** TASK TO COMPLETE **
Take every line where the string "this" appears and copy it.

** Plotting code records **
● ● ● ● ● ● ●
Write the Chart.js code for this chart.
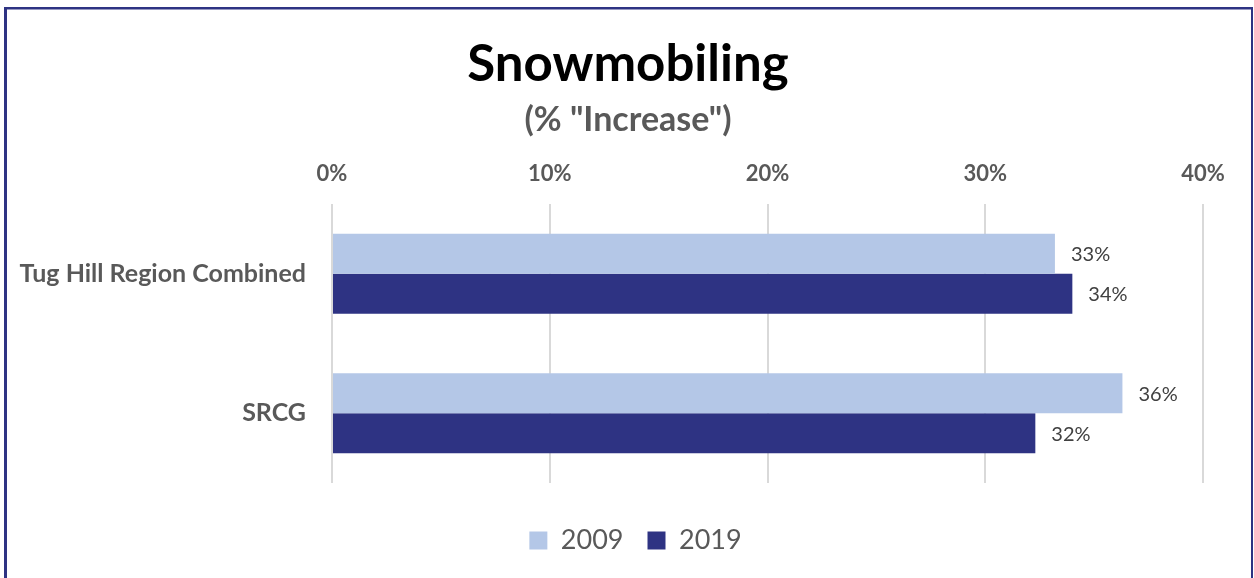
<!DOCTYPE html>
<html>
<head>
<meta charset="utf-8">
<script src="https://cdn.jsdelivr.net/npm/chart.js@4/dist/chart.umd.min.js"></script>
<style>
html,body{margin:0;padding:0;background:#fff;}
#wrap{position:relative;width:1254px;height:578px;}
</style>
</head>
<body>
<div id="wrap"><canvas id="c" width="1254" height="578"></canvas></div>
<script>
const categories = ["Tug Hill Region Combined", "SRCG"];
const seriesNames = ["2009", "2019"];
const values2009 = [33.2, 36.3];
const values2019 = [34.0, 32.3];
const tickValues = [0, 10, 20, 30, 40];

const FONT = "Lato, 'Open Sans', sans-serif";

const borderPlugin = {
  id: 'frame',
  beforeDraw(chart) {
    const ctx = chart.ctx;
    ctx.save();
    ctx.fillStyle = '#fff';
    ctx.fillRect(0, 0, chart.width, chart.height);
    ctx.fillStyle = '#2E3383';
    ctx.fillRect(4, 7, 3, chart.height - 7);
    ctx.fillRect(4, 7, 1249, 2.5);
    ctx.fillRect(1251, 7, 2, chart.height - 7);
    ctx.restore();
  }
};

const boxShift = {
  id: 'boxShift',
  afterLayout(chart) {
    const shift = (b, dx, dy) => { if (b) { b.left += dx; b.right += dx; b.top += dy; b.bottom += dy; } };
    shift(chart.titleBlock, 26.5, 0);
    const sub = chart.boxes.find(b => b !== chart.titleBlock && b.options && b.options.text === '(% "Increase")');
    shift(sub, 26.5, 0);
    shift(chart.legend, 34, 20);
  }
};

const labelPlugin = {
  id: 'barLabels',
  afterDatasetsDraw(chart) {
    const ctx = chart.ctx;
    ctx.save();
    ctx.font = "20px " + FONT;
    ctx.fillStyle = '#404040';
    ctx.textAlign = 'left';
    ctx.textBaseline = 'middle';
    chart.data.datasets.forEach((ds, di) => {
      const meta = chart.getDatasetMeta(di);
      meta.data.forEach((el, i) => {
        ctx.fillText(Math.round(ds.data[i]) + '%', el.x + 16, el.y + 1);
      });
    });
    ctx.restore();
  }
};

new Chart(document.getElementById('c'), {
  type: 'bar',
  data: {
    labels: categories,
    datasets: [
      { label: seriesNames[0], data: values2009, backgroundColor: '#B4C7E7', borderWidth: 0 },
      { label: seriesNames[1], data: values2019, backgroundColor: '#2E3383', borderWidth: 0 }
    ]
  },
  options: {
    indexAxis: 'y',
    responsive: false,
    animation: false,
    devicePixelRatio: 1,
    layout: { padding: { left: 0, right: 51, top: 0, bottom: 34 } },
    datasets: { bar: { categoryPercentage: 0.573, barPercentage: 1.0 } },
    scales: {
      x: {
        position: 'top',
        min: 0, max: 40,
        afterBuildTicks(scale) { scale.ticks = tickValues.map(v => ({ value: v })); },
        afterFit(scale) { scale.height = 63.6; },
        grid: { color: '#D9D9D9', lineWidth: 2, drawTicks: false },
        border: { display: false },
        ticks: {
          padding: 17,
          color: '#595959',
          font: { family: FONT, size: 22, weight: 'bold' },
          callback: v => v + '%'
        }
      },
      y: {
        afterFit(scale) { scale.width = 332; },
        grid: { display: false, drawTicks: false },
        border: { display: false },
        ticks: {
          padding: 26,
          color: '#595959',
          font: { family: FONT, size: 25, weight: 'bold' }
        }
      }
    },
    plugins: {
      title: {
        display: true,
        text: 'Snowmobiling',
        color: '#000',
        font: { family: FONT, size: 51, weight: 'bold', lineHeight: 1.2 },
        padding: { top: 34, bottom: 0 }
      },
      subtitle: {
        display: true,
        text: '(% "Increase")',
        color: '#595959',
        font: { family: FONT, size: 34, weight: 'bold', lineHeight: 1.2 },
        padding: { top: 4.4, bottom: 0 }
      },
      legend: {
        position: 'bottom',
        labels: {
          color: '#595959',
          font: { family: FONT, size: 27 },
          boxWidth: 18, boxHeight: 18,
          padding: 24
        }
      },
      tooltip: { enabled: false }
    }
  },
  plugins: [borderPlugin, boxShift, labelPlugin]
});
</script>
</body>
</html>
● ● ● ● ● ● ●
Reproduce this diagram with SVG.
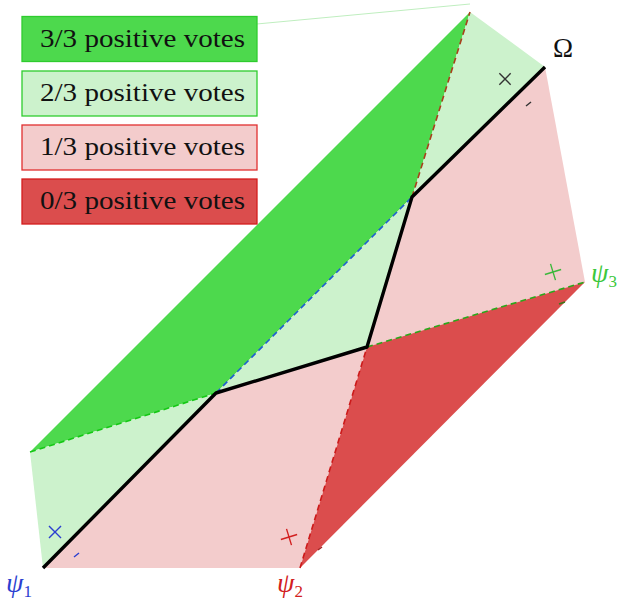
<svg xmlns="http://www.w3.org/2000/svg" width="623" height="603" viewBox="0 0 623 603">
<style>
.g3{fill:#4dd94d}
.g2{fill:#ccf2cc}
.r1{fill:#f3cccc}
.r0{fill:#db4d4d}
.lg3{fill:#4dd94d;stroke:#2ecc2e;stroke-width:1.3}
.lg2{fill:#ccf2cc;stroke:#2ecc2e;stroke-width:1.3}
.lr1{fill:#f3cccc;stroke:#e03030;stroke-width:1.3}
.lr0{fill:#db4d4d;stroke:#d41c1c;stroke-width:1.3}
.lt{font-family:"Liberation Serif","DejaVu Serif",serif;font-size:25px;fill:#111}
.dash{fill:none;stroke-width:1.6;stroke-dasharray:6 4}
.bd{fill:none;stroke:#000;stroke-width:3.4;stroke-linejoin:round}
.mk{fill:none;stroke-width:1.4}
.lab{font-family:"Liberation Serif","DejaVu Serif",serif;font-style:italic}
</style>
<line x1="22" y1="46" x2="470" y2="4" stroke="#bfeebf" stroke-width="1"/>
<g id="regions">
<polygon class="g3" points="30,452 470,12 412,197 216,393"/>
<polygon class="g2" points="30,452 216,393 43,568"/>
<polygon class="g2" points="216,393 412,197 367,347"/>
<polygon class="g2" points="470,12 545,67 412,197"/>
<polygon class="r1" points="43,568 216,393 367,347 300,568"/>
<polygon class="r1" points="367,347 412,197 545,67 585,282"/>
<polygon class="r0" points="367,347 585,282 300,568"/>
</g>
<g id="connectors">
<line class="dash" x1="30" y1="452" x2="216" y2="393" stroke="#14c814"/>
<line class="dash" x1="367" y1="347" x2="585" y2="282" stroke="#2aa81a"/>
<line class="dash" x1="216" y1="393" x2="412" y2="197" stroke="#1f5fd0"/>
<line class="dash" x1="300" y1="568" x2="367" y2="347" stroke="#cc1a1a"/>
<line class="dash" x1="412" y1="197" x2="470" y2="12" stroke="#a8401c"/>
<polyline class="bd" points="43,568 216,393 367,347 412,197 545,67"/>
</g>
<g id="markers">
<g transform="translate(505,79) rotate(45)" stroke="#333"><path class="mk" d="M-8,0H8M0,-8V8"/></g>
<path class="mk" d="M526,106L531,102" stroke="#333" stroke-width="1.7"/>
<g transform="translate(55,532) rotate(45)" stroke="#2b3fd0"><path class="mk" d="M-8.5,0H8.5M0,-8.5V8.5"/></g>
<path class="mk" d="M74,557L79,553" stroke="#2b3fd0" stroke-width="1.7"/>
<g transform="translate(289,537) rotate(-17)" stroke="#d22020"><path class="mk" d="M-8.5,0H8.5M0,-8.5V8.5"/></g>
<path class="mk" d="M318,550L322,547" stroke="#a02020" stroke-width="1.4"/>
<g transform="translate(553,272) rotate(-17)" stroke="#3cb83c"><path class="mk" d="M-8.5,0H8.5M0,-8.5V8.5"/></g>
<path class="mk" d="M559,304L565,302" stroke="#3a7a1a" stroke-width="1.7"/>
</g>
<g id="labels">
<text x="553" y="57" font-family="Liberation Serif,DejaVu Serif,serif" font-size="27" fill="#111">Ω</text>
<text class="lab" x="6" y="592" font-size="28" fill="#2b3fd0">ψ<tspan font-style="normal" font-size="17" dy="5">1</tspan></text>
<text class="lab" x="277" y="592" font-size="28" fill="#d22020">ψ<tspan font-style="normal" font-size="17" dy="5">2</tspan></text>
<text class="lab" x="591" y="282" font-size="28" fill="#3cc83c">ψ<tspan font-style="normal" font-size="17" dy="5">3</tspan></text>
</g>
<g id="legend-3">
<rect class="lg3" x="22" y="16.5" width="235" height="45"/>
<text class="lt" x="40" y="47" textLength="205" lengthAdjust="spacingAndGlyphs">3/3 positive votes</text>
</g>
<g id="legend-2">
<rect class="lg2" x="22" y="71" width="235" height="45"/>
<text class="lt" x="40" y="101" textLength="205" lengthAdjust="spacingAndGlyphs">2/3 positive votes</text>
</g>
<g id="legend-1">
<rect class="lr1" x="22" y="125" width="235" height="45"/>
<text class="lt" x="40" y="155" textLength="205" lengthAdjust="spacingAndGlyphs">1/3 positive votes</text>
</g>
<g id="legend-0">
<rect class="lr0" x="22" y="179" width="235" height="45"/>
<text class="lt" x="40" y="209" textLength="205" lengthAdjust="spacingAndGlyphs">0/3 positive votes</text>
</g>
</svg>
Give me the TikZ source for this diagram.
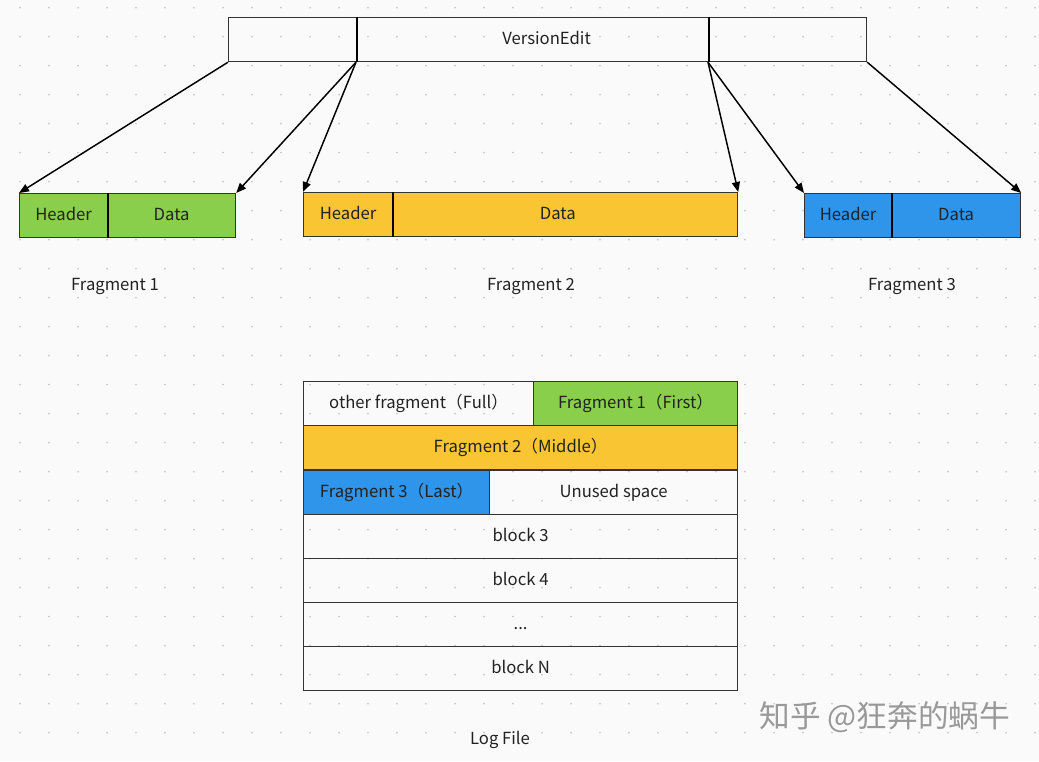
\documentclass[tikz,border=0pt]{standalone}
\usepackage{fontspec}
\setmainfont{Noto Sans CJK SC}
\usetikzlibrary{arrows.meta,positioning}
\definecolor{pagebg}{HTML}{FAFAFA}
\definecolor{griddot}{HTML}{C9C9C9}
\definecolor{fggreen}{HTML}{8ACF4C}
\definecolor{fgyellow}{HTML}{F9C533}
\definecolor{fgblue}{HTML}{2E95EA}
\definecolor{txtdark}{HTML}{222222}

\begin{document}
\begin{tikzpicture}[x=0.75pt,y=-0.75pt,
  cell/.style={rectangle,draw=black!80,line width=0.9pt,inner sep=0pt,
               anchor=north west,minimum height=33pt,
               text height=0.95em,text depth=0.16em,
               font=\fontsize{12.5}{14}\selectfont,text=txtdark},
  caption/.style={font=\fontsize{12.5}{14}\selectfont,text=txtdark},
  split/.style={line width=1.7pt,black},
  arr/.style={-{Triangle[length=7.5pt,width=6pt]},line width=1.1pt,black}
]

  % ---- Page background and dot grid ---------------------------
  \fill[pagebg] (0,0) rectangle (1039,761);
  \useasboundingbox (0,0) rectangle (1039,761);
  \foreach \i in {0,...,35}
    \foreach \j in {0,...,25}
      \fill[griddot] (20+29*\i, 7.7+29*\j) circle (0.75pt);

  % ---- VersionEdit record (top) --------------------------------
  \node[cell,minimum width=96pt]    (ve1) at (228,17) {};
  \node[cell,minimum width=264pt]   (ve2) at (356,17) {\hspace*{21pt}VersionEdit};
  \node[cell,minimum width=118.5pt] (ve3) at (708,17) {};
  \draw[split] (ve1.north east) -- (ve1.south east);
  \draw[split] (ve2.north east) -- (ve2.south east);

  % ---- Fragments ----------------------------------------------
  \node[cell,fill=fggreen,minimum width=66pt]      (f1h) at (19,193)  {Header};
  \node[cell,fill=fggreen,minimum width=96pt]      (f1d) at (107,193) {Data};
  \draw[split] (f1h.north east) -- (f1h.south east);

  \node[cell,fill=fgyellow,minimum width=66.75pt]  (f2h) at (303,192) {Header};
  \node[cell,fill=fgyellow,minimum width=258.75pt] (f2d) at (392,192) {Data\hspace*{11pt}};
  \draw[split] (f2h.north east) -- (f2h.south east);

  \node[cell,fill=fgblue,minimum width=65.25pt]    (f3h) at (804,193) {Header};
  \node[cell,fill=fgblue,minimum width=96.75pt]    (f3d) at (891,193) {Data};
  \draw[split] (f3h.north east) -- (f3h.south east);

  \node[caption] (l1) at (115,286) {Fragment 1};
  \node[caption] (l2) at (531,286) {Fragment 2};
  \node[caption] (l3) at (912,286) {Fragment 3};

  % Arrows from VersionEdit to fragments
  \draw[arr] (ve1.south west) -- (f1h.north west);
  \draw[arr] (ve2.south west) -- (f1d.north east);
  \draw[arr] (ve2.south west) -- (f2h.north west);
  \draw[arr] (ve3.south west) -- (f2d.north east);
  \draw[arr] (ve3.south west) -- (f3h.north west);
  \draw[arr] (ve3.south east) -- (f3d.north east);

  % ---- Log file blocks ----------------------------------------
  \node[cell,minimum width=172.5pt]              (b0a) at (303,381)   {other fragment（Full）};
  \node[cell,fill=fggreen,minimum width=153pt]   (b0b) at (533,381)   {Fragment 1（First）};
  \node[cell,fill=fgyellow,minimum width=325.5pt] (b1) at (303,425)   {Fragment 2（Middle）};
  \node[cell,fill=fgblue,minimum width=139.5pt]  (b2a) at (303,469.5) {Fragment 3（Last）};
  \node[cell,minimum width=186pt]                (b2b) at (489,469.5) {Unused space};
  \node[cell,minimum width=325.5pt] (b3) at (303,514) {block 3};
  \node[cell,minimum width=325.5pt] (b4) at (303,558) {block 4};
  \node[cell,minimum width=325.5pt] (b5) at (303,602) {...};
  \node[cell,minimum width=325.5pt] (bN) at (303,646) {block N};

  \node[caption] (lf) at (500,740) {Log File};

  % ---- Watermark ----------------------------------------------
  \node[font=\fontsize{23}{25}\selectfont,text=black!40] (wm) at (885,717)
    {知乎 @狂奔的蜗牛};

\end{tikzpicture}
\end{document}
● ● ● ● ● ● ●
** EXERCISE OUTPUT **
Write the Chart.js code for this chart.
Reproduce this diagram with SVG.
Give me the TikZ source for this diagram.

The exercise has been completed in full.